Only one of the master’s early icons—Holy Virgin (Hodegitria) from the Monastery of the Ascension (1482, Tretyakov Gallery) — has been preserved, but it does not give a full idea of the character of Dionysius’ work as it is a reproduction of a burnt Greek original. The image of the Virgin here is solemn and coldly restrained. There are two more icons by Dionysius in the Tretyakov Gallery — Our Saviour in His Might and Crucifixion (1500), in which the sources of Dionysius’ art can be felt, namely, the traditions of Andrei Rublyov, adapted by the later master to the aesthetic ideals of his time. In Crucifixion, the figures of the saints are elegantly outlined and rather elongated—which, together with the bright colours, creates an impression of great lightness; the tragic scene acquires a calm, serene undertone. Crucifixion is similar in style to the frescos in the Church of the Nativity of the Holy Virgin in the Ferapont Monastery, which are among the most remarkable art treasures of Ancient Rus and Dionysius’ greatest achievement.
The monastery was founded in the fourteenth century in Northern Rus by the monk Ferapont, originally of Moscow. Fortunately, the frescos have come down to us in good condition. Moreover, an ancient inscription in the church reveals that it was decorated, between the years of 1500 and 1502, by Dionysius and his sons Feodosy and Vladimir.
The frescos in the Ferapont Monastery are all united by the theme of the glorification of the Holy Virgin, her grandeur and her mercy, and the overall conception unquestionably came from Dionysius himself. The murals cover not only the interior but also the facade, which portrays the main subject—the nativity of the Holy Virgin. The composition here unites various episodes in a smooth, calm narrative rhythm. Anna lies on a couch, surrounded by graceful servants; alongside preparations are being made to bathe the infant, while the little Mary lies in a cradle; Anna and Joachim tenderly caress their daughter. There is an intimate, lyrical element in these scenes, combined with a sense of majesty and elevation.
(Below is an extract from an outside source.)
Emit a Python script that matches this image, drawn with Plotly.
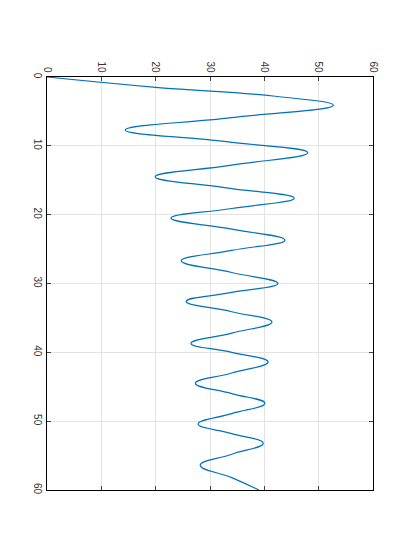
import plotly.graph_objects as go

# sample positions (time) and values
t_vals = [0, 1.5, 2.8, 4.1, 5.9, 7.7, 9.4, 11.0, 12.8, 14.5, 16.1, 17.6, 19.1, 20.5, 22.1, 23.7,
          25.2, 26.7, 28.4, 30.0, 31.3, 32.6, 34.1, 35.6, 37.2, 38.7, 40.0, 41.4, 43.0, 44.5,
          46.0, 47.4, 48.9, 50.4, 51.8, 53.2, 54.8, 56.4, 58.2, 60.0]
y_vals = [0, 20, 42, 52.7, 34, 14.4, 33, 48, 34, 19.9, 33, 45.5, 34, 22.8, 34, 43.8,
          34, 24.7, 34, 42.5, 34, 25.6, 34, 41.4, 34, 26.5, 34, 40.7, 34, 27.3,
          34, 40.1, 34, 27.8, 34, 39.8, 34, 28.2, 34, 39.0]
ticks = [0, 10, 20, 30, 40, 50, 60]

fig = go.Figure()
fig.add_trace(go.Scatter(x=y_vals, y=t_vals, mode="lines",
                         line=dict(color="#0072BD", width=1.2, shape="spline", smoothing=1.3)))

ax = dict(range=[0, 60], tickvals=ticks, tickangle=90, showgrid=True, gridcolor="#e3e3e3",
          zeroline=False, showline=True, linecolor="black", mirror="ticks", ticks="inside",
          ticklen=4, tickfont=dict(family="Liberation Sans", size=10, color="#333"))
fig.update_xaxes(**ax, side="top")
fig.update_yaxes(**ax)
fig.update_yaxes(range=[60, 0])

fig.update_layout(
    width=399, height=535, showlegend=False,
    margin=dict(l=39, r=34, t=69, b=53),
    plot_bgcolor="white", paper_bgcolor="white",
)
fig.write_html("out.html")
The theme is developed inside the church, where the frescos are arranged in four rows, entirely covering the walls and vaults. Various scenes are elaborated: The Annunciation, in which Mary anxiously listens to the news brought to her by the Archangel Gabriel; The Intercession of the Mother of God, in which, rising majestically against the background of the church. Mary shades mankind with her veil, a symbol of protection against misfortune. In the scene of The Last Judgment the Holy Virgin pleads with the Judge on behalf of mankind. A special place is occupied by illustrations of psalms in glorification of Mary.
Dionysius liked complex, many-figured scenes with the figures depicted in such a way as to appear especially light and elegant, with natural movements, and even his servant-girls and men dicants have a regal bearing. The artist stressed the dignity of man and the idea of the unification of the human race; he aspired to convey various experiences, but never expressed strong passions—the emotions of his characters are always restrained and noble. The construction of the scenes, though complex, is strictly balanced and polished, and the masterly drawing, with its smooth lines, gives the murals a musical character. All the scenes have a clear-cut rhythm and are like polyphonous melodies united by a single majestic, tender theme.
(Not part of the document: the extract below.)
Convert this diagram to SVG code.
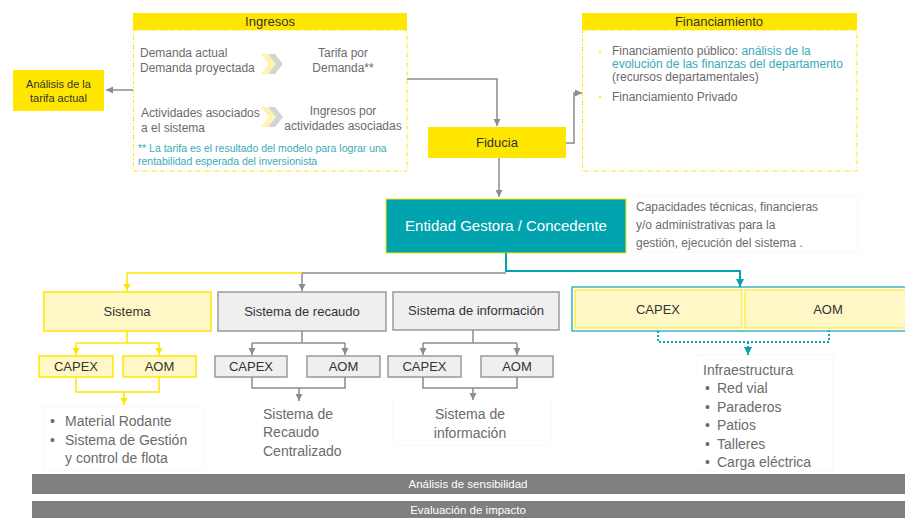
<svg xmlns="http://www.w3.org/2000/svg" width="905" height="518" viewBox="0 0 905 518">
<style>
text{font-family:"Liberation Sans",Arial,sans-serif;}
.g{fill:#6b6b6b;font-size:12px;}
.dk{fill:#333;}
.h{fill:#333;font-size:13px;text-anchor:middle;}
.note{fill:#3aaab8;font-size:10.5px;}
.big{fill:#6b6b6b;font-size:14px;}
.box-y{fill:#fff8c6;stroke:#ffe600;stroke-width:1.5;}
.box-g{fill:#efefef;stroke:#999;stroke-width:1.5;}
.sm{fill:#333;font-size:13px;text-anchor:middle;}
.cg{fill:none;stroke:#8c8c8c;stroke-width:1.5;}
.cy{fill:none;stroke:#ffe600;stroke-width:1.5;}
.ct{fill:none;stroke:#0aa0ad;stroke-width:2;}
.faint{fill:#fff;stroke:#f8f8f8;stroke-width:1;}
.bar{fill:#7f7f7f;}
.bt{fill:#fff;font-size:11.5px;text-anchor:middle;}
</style>
<defs>
<marker id="ag" markerUnits="userSpaceOnUse" markerWidth="8" markerHeight="8" refX="7" refY="4" orient="auto"><path d="M0,0.5 L7,4 L0,7.5 Z" fill="#8c8c8c"/></marker>
<marker id="ay" markerUnits="userSpaceOnUse" markerWidth="8" markerHeight="8" refX="7" refY="4" orient="auto"><path d="M0,0.5 L7,4 L0,7.5 Z" fill="#ffe600"/></marker>
<marker id="at" markerUnits="userSpaceOnUse" markerWidth="9" markerHeight="9" refX="8" refY="4.5" orient="auto"><path d="M0,0.5 L8,4.5 L0,8.5 Z" fill="#0aa0ad"/></marker>
</defs>

<g id="ingresos">
<rect x="133.5" y="30" width="273.5" height="141" fill="#fff" stroke="#ffe600" stroke-width="1" stroke-dasharray="4,2,1,2"/>
<rect x="133" y="13" width="274" height="17" fill="#ffe600"/>
<text x="270" y="26" class="h">Ingresos</text>
<text x="140" y="57" class="g">Demanda actual</text>
<text x="140" y="72" class="g">Demanda proyectada</text>
<polygon points="261,54 268,54 276,64 268,74 261,74 269,64" fill="#fff3b0"/>
<polygon points="268,54 275,54 283,64 275,74 268,74 276,64" fill="#d4d4d4"/>
<text x="343" y="57" class="g" text-anchor="middle">Tarifa por</text>
<text x="343" y="72" class="g" text-anchor="middle">Demanda**</text>
<text x="141" y="117" class="g">Actividades asociados</text>
<text x="141" y="132" class="g">a el sistema</text>
<polygon points="261,107 268,107 276,117 268,127 261,127 269,117" fill="#fff3b0"/>
<polygon points="268,107 275,107 283,117 275,127 268,127 276,117" fill="#d4d4d4"/>
<text x="343" y="115" class="g" text-anchor="middle">Ingresos por</text>
<text x="343" y="130" class="g" text-anchor="middle">actividades asociadas</text>
<text x="138" y="152" class="note">** La tarifa es el resultado del modelo para lograr una</text>
<text x="138" y="165" class="note">rentabilidad esperada del inversionista</text>
</g>

<g id="analisis">
<rect x="13" y="70" width="91" height="41" fill="#ffe600"/>
<text x="58.5" y="88" class="dk" font-size="11" text-anchor="middle">Análisis de la</text>
<text x="58.5" y="102" class="dk" font-size="11" text-anchor="middle">tarifa actual</text>
</g>

<g id="financiamiento">
<rect x="582.5" y="30" width="274.5" height="141" fill="#fff" stroke="#ffe600" stroke-width="1" stroke-dasharray="4,2,1,2"/>
<rect x="582" y="13" width="275" height="17" fill="#ffe600"/>
<text x="719" y="26" class="h">Financiamiento</text>
<circle cx="600" cy="52" r="1" fill="#ffe600"/>
<text x="612" y="55" class="g">Financiamiento público: <tspan fill="#3aaab8">análisis de la</tspan></text>
<text x="612" y="68" class="g" style="fill:#3aaab8">evolución de las finanzas del departamento</text>
<text x="612" y="81" class="g">(recursos departamentales)</text>
<circle cx="600" cy="97" r="1" fill="#ffe600"/>
<text x="612" y="101" class="g">Financiamiento Privado</text>
</g>

<g id="fiducia">
<rect x="428" y="127" width="138" height="31" fill="#ffe600"/>
<text x="497" y="147" class="h">Fiducia</text>
</g>

<g id="entidad">
<rect x="386" y="199" width="240" height="54" fill="#00a3ae" stroke="#ffe600" stroke-width="1"/>
<text x="506" y="231" fill="#fff" font-size="15" text-anchor="middle">Entidad Gestora / Concedente</text>
</g>

<g id="capacidades">
<rect x="632" y="196" width="226" height="56" class="faint"/>
<text x="636" y="211" class="g" font-size="12.5">Capacidades técnicas, financieras</text>
<text x="636" y="229" class="g" font-size="12.5">y/o administrativas para la</text>
<text x="636" y="247" class="g" font-size="12.5">gestión, ejecución del sistema .</text>
</g>

<g id="sistema">
<rect x="44" y="292" width="167" height="39" class="box-y"/>
<text x="127" y="316" class="sm">Sistema</text>
<rect x="39" y="356" width="74" height="21" class="box-y"/>
<text x="76" y="371" class="sm">CAPEX</text>
<rect x="123" y="356" width="73" height="21" class="box-y"/>
<text x="159.5" y="371" class="sm">AOM</text>
<rect x="44" y="407" width="159" height="63" class="faint"/>
<text x="50" y="426" class="big">•</text>
<text x="65" y="426" class="big">Material Rodante</text>
<text x="50" y="445" class="big">•</text>
<text x="65" y="445" class="big">Sistema de Gestión</text>
<text x="65" y="463" class="big">y control de flota</text>
</g>

<g id="recaudo">
<rect x="218" y="292" width="168" height="39" class="box-g"/>
<text x="302" y="316" class="sm">Sistema de recaudo</text>
<rect x="215" y="356" width="72" height="21" class="box-g"/>
<text x="251" y="371" class="sm">CAPEX</text>
<rect x="307" y="356" width="73" height="21" class="box-g"/>
<text x="343.5" y="371" class="sm">AOM</text>
<text x="263" y="419" class="big">Sistema de</text>
<text x="263" y="437" class="big">Recaudo</text>
<text x="263" y="456" class="big">Centralizado</text>
</g>

<g id="informacion">
<rect x="393" y="292" width="166" height="38" class="box-g"/>
<text x="476" y="315" class="sm">Sistema de información</text>
<rect x="388" y="356" width="73" height="21" class="box-g"/>
<text x="424.5" y="371" class="sm">CAPEX</text>
<rect x="481" y="356" width="72" height="21" class="box-g"/>
<text x="517" y="371" class="sm">AOM</text>
<rect x="393" y="400" width="158" height="45" class="faint"/>
<text x="470" y="419" class="big" text-anchor="middle">Sistema de</text>
<text x="470" y="438" class="big" text-anchor="middle">información</text>
</g>

<g id="infraestructura">
<rect x="572" y="287" width="340" height="44" fill="#fff" stroke="#3ab5c2" stroke-width="1.5"/>
<rect x="575" y="290" width="167" height="38" fill="#fff8c6" stroke="#ffe600" stroke-width="1"/>
<text x="658" y="314" class="sm">CAPEX</text>
<rect x="745" y="290" width="170" height="38" fill="#fff8c6" stroke="#ffe600" stroke-width="1"/>
<text x="828" y="314" class="sm">AOM</text>
<rect x="696" y="355" width="137" height="116" class="faint"/>
<text x="703" y="375" class="big">Infraestructura</text>
<text x="705" y="393" class="big">•</text><text x="717" y="393" class="big">Red vial</text>
<text x="705" y="412" class="big">•</text><text x="717" y="412" class="big">Paraderos</text>
<text x="705" y="430" class="big">•</text><text x="717" y="430" class="big">Patios</text>
<text x="705" y="449" class="big">•</text><text x="717" y="449" class="big">Talleres</text>
<text x="705" y="467" class="big">•</text><text x="717" y="467" class="big">Carga eléctrica</text>
</g>

<g id="sensibilidad">
<rect x="32" y="474" width="873" height="20" class="bar"/>
<text x="468" y="488" class="bt">Análisis de sensibilidad</text>
</g>
<g id="impacto">
<rect x="32" y="501" width="873" height="17" class="bar"/>
<text x="468" y="514" class="bt">Evaluación de impacto</text>
</g>

<g id="connectors">
<path d="M133,90 H106" class="cg" marker-end="url(#ag)"/>
<path d="M407,79 H497 V126" class="cg" marker-end="url(#ag)"/>
<path d="M566,143 H574 V93 H582" class="cg" marker-end="url(#ag)"/>
<path d="M499,158 V197" class="cg" marker-end="url(#ag)"/>
<path d="M506,273 H302 V291" class="cg" marker-end="url(#ag)"/>
<path d="M302,273 H127 V291" class="cy" marker-end="url(#ay)"/>
<path d="M506,253 V271 H740 V287" class="ct" marker-end="url(#at)"/>
<path d="M127,331 V343" class="cy"/>
<path d="M76,343 H159" class="cy"/>
<path d="M76,343 V355" class="cy" marker-end="url(#ay)"/>
<path d="M159,343 V355" class="cy" marker-end="url(#ay)"/>
<path d="M76,377 V392 H159 V377" class="cy"/>
<path d="M124,392 V405" class="cy" marker-end="url(#ay)"/>
<path d="M302,331 V343" class="cg"/>
<path d="M252,343 H345" class="cg"/>
<path d="M252,343 V355" class="cg" marker-end="url(#ag)"/>
<path d="M345,343 V355" class="cg" marker-end="url(#ag)"/>
<path d="M252,377 V388 H345 V377" class="cg"/>
<path d="M299,388 V401" class="cg" marker-end="url(#ag)"/>
<path d="M473,330 V343" class="cg"/>
<path d="M423,343 H517" class="cg"/>
<path d="M423,343 V355" class="cg" marker-end="url(#ag)"/>
<path d="M517,343 V355" class="cg" marker-end="url(#ag)"/>
<path d="M423,377 V388 H517 V377" class="cg"/>
<path d="M473,388 V400" class="cg" marker-end="url(#ag)"/>
<path d="M658,331 V342 H829 V331" fill="none" stroke="#0aa0ad" stroke-width="2" stroke-dasharray="2,2"/>
<path d="M748,342 V355" fill="none" stroke="#0aa0ad" stroke-width="2" stroke-dasharray="2,2" marker-end="url(#at)"/>
</g>
</svg>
The greatest emotional effect, however, derives from the colouring. Dionysius was not fond of bright colours; he toned down his palette a little, making the colours lighter and thereby imparting to them greater delicacy and softness and a kind of shining purity. Pale-green, golden-yellow, pinkish, white, cherry and silver-grey hues intertwine harmoniously, and through them all runs the ‘leitmotif’ of azure blue. The depiction of the human figures and landscapes, which are entirely subordinated to the flatness of the walls, and the transparency of the colours help to underline the lightness of the architectural forms, seemingly pushing the walls of the church apart and making it more spacious and bright, while the severe northern countryside which surrounds the church enhances the joyful, festive impression of the painting.
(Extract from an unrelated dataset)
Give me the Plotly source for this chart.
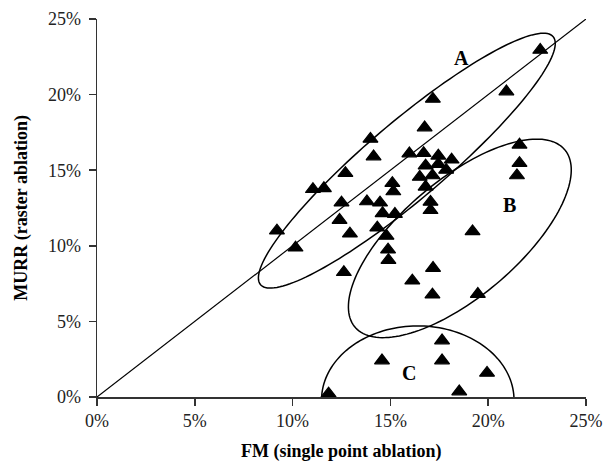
import numpy as np
import plotly.graph_objects as go

# ---- data (percent) ----
fm_single_point = [22.66, 20.93, 17.17, 16.75, 13.98, 14.14, 15.97, 16.70, 17.45, 18.13,
                   16.80, 17.45, 17.85, 16.50, 17.15, 16.80, 15.10, 15.15, 12.70, 11.04,
                   11.60, 13.80, 14.47, 12.50, 14.60, 15.23, 12.40, 17.05, 17.05, 14.33,
                   12.93, 14.80, 14.88, 14.90, 9.20, 10.15, 12.62, 21.60, 21.60, 21.47,
                   19.20, 17.18, 16.12, 17.15, 19.47, 17.64, 14.57, 17.64, 19.94, 11.84,
                   18.52]
murr_raster = [22.95, 20.20, 19.71, 17.82, 17.07, 15.90, 16.10, 16.12, 15.95, 15.69,
               15.30, 15.40, 15.02, 14.55, 14.65, 13.90, 14.14, 13.59, 14.80, 13.74,
               13.80, 12.93, 12.85, 12.85, 12.15, 12.10, 11.70, 12.90, 12.35, 11.20,
               10.80, 10.65, 9.74, 9.05, 11.00, 9.87, 8.25, 16.68, 15.46, 14.65,
               10.95, 8.53, 7.69, 6.77, 6.81, 3.73, 2.41, 2.41, 1.59, 0.22, 0.36]

tick_values = [0, 5, 10, 15, 20, 25]
tick_labels = ["0%", "5%", "10%", "15%", "20%", "25%"]
group_labels = ["A", "B", "C"]
group_label_x = [18.62, 21.08, 15.97]
group_label_y = [22.41, 12.70, 1.60]

# ellipses: centre, semi-axis vector 1, semi-axis vector 2 (data units)
ellipse_centres = [(15.84, 15.63), (18.55, 10.49), (16.40, -0.20)]
ellipse_axis1 = [(7.48, 8.20), (5.36, 5.87), (4.92, 0.0)]
ellipse_axis2 = [(1.28, -1.95), (1.93, -2.94), (0.0, 4.90)]

FONT = "Liberation Serif, Times New Roman, serif"


def ellipse_path(c, u, v, n=160):
    t = np.linspace(0, 2 * np.pi, n)
    xs = c[0] + u[0] * np.cos(t) + v[0] * np.sin(t)
    ys = c[1] + u[1] * np.cos(t) + v[1] * np.sin(t)
    pts = [f"{x:.4f},{y:.4f}" for x, y in zip(xs, ys)]
    return "M " + " L ".join(pts) + " Z"


fig = go.Figure()

# 1:1 line
fig.add_trace(go.Scatter(x=[0, 25], y=[0, 25], mode="lines",
                         line=dict(color="black", width=1.2),
                         hoverinfo="skip", showlegend=False))

fig.add_trace(go.Scatter(x=fm_single_point, y=murr_raster, mode="markers",
                         marker=dict(symbol="triangle-up", size=13, color="black",
                                     line=dict(color="black", width=1.2)),
                         cliponaxis=False, showlegend=False))

shapes = []
for c, u, v in zip(ellipse_centres, ellipse_axis1, ellipse_axis2):
    shapes.append(dict(type="path", xref="x", yref="y", path=ellipse_path(c, u, v),
                       line=dict(color="black", width=1.5), fillcolor="rgba(0,0,0,0)",
                       layer="above"))

annotations = []
for lab, lx, ly in zip(group_labels, group_label_x, group_label_y):
    annotations.append(dict(x=lx, y=ly, xref="x", yref="y", text=f"<b>{lab}</b>",
                            showarrow=False, font=dict(family=FONT, size=20, color="black")))

annotations.append(dict(x=0.5, y=-0.145, xref="paper", yref="paper",
                        text="<b>FM (single point ablation)</b>", showarrow=False,
                        xanchor="center", yanchor="middle",
                        font=dict(family=FONT, size=18, color="black")))
annotations.append(dict(x=-0.156, y=0.5, xref="paper", yref="paper",
                        text="<b>MURR (raster ablation)</b>", showarrow=False,
                        textangle=-90, xanchor="center", yanchor="middle",
                        font=dict(family=FONT, size=18, color="black")))

axis_common = dict(range=[0, 25], tickmode="array", tickvals=tick_values,
                   ticktext=tick_labels, automargin=False,
                   showgrid=False, zeroline=False, showline=True,
                   linecolor="#333333", linewidth=1.5,
                   ticks="outside", ticklen=7, tickwidth=1.5, tickcolor="#333333",
                   tickfont=dict(family=FONT, size=18, color="#222222"),
                   fixedrange=True)

fig.update_layout(
    width=603, height=462,
    margin=dict(l=97, r=17, t=19, b=65, autoexpand=False),
    paper_bgcolor="white", plot_bgcolor="white",
    xaxis=axis_common,
    yaxis=dict(**axis_common, ticklabelstandoff=4),
    shapes=shapes, annotations=annotations,
    showlegend=False,
)

# remove the default page margin so the figure fills the window exactly
fig.write_html("out.html",
               config={"displayModeBar": False, "staticPlot": True},
               post_script="document.body.style.margin='0';"
                           "document.body.style.overflow='hidden';")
Apart from the mural decorations, Dionysius and his sons also painted an iconostasis for the church. The icons are now in the museum of the town of Belozersk, the Tretyakov Gallery and the RUSSIANMUSEUM in St.Ptersburg. Like the frescos, the icons are noted for their refinement and beauty; particularly beautiful is Holy Virgin (Hodegitria) — majestic and womanly, she proudly bears the divine infant into the world.
Dionysius’ work for the Ferapont Monastery marked the culmination of his career. It is supposed that the great painter died some time between 1502 and 1508, since in 1508 the painters’ workshop was headed by his son.
Dionysius’ painting — a bright, exultant song in colours, glorifying goodness and beauty — was an expression of the tremendous flourishing of culture and art in the period when the young Russian state was asserting its might.